From Coaching One to Leading Many
The success of a creative education program didn’t come from flashy marketing. It came from one goal: help one person.
That mindset—focus on the one – created a ripple effect. From small group critiques to large communities with squads, coaches, and peer-to-peer engagement, the program scaled while still maintaining individual attention and high standards.
Success Stories from Real Creatives
Results didn’t happen overnight. But when students implemented what they learned, they saw real change:
One creative who made only four sales in her first year closed $35,000 in client work after making key strategic shifts.
Another now earns enough freelance income to pay for her children’s private school.
Designers who once hesitated to sell are now confidently building product lines and client bases.
The Encore Career Movement
Many creatives in the program are between ages 40 and 65. They’re pursuing what’s often called an “encore career”—a second act filled with purpose and possibility. The average student age? 50. These creatives are proving it’s never too late to build a new career around your passion.
Final Thoughts: Dream Bigger, Act Bolder
Having a creative growth mindset means seeing obstacles as opportunities. It means choosing effort over excuses and believing your best work is still ahead.

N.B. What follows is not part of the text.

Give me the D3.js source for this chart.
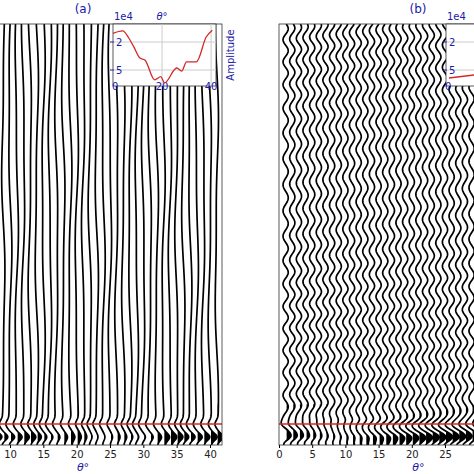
<!DOCTYPE html><html><head><script src="https://cdn.jsdelivr.net/npm/d3@7"></script>
<style>body{margin:0;background:#fff}text{font-family:"DejaVu Sans";}</style></head><body><svg id="c" width="474" height="474"></svg>
<script>
const ticksA=[10,15,20,25,30,35,40];
const ticksB=[0,5,10,15,20,25];
const insetDeg=[0,4,6.5,8.5,11,13,17,19.5,21,26,28,30,34,38,40.5];
const insetAmp=[0.85,0.89,0.77,0.63,0.45,0.42,0.1,0.15,0.05,0.29,0.24,0.39,0.39,0.79,0.9];
const traceStep=1;
const svg=d3.select("#c");
const blue="#1a1aa8";
const T0=24,T1=445;
const xa=d3.scaleLinear().domain([10,40]).range([10,210]);
const xb=d3.scaleLinear().domain([0,25]).range([279,445]);
const yt=d3.scaleLinear().domain([0,421]).range([T0,T1]);
const g2=(t,c,s)=>Math.exp(-(((t-c)/s)**2));
function panel(x,x0deg,x1deg,kind,clipId){
  const g=svg.append("g");
  svg.append("clipPath").attr("id",clipId).append("rect").attr("x",x(x0deg)).attr("y",T0).attr("width",x(x1deg)-x(x0deg)).attr("height",T1-T0);
  const gg=g.append("g").attr("clip-path",`url(#${clipId})`);
  for(let d=(kind==="a"?-9:1);d<x1deg;d+=traceStep){
    const bx=x(d);const pts=[];
    for(let t=0;t<=421;t+=1){
      let o;
      if(kind==="a"){
        o=1.3*Math.sin(t/45+d*0.9)+0.6*Math.sin(t/22+d*0.4);
        o+= -3*g2(t,400,5)+6*g2(t,413,5)*(0.7+0.3*Math.sin(d/5));
      } else {
        o=2.6*Math.sin(t/3.8+d*0.2+Math.sin(t/50)*1.2);
        o+= -4*g2(t,401,5)+5*g2(t,413,5);
      }
      pts.push([bx+o,yt(t)]);
    }
    const fill=d3.area().x0(()=>bx+1).x1(p=>Math.max(p[0],bx+1)).y(p=>p[1]);
    gg.append("path").attr("d",fill(pts.map((p,i)=>i>380?p:[bx,p[1]]))).attr("fill","#000");
    gg.append("path").attr("d",d3.line()(pts)).attr("fill","none").attr("stroke","#000").attr("stroke-width",1.7);
  }
  gg.append("line").attr("x1",x(x0deg)).attr("x2",x(x1deg)).attr("y1",424).attr("y2",424).attr("stroke","#d62728").attr("stroke-width",1.5);
  g.append("rect").attr("x",x(x0deg)).attr("y",T0).attr("width",x(x1deg)-x(x0deg)).attr("height",T1-T0).attr("fill","none").attr("stroke","#333").attr("stroke-width",0.8);
  const ax=svg.append("g").attr("transform",`translate(0,${T1})`).call(d3.axisBottom(x).tickValues(kind==="a"?ticksA:ticksB).tickSize(3).tickFormat(d3.format("d")));
  ax.select(".domain").remove();ax.selectAll("text").attr("font-size",10).attr("fill","#222").attr("font-family","DejaVu Sans");
  svg.append("text").attr("x",kind==="a"?83:x(21)).attr("y",471).attr("text-anchor","middle").attr("fill",blue).attr("font-size",11).attr("font-style","italic").text("θ°");
}
panel(xa,-8.5,41.8,"a","ca");
panel(xb,0,40,"b","cb");
svg.append("text").attr("x",83).attr("y",13).attr("text-anchor","middle").attr("fill",blue).attr("font-size",12).text("(a)");
svg.append("text").attr("x",418).attr("y",13).attr("text-anchor","middle").attr("fill",blue).attr("font-size",12).text("(b)");
function inset(x0,w,red){
  const ix=d3.scaleLinear().domain([0,42]).range([x0,x0+w]);
  const iy=d3.scaleLinear().domain([0,1]).range([86,24]);
  svg.append("rect").attr("x",x0).attr("y",24).attr("width",w).attr("height",62).attr("fill","#fff").attr("stroke","#333").attr("stroke-width",0.8);
  [20,40].forEach(v=>svg.append("line").attr("x1",ix(v)).attr("x2",ix(v)).attr("y1",24).attr("y2",86).attr("stroke","#ccc"));
  [42,70].forEach(v=>svg.append("line").attr("x1",x0).attr("x2",x0+w).attr("y1",v).attr("y2",v).attr("stroke","#ccc"));
  const ay=svg.append("g").attr("transform",`translate(${x0},0)`);
  [["2",42],["5",70],["0",86]].forEach(([t,y])=>{
    if(t!=="0")ay.append("line").attr("x1",-3).attr("x2",1).attr("y1",y).attr("y2",y).attr("stroke",blue);
    ay.append("text").attr("x",t==="0"?-1:3).attr("y",y+4).attr("fill",blue).attr("font-size",10).text(t);
  });
  if(red){
  [[20,"20"],[40,"40"]].forEach(([v,t])=>svg.append("text").attr("x",ix(v)).attr("y",90).attr("text-anchor","middle").attr("fill",blue).attr("font-size",10).text(t));
  svg.append("text").attr("x",ix(20)).attr("y",20).attr("text-anchor","middle").attr("fill",blue).attr("font-size",10).attr("font-style","italic").text("θ°");
  svg.append("path").attr("d",d3.line().x((d,i)=>ix(insetDeg[i])).y(d=>iy(d)).curve(d3.curveMonotoneX)(insetAmp)).attr("fill","none").attr("stroke","#d62728").attr("stroke-width",1.3);
  }
  svg.append("text").attr("x",x0+1).attr("y",20).attr("fill",blue).attr("font-size",10).text("1e4");
}
inset(113,103,true);
svg.append("text").attr("transform","translate(234,55) rotate(-90)").attr("text-anchor","middle").attr("fill",blue).attr("font-size",10).text("Amplitude");
inset(446,103,false);
svg.append("line").attr("x1",449).attr("x2",474).attr("y1",78).attr("y2",75).attr("stroke","#d62728").attr("stroke-width",1.3);
</script></body></html>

If you’re stuck thinking you need more degrees or more experience, pause. What you really need is belief, structure, and action. Start by:
Building a schedule that supports your goals
Surrounding yourself with a supportive network
Tracking your progress
Investing in learning the business side of your art
Whether you’re just starting out or ready to scale, your creativity can power your career. But it takes a mindset shift to get there.
Believe in your work. Share it boldly. And take action, one step at a time.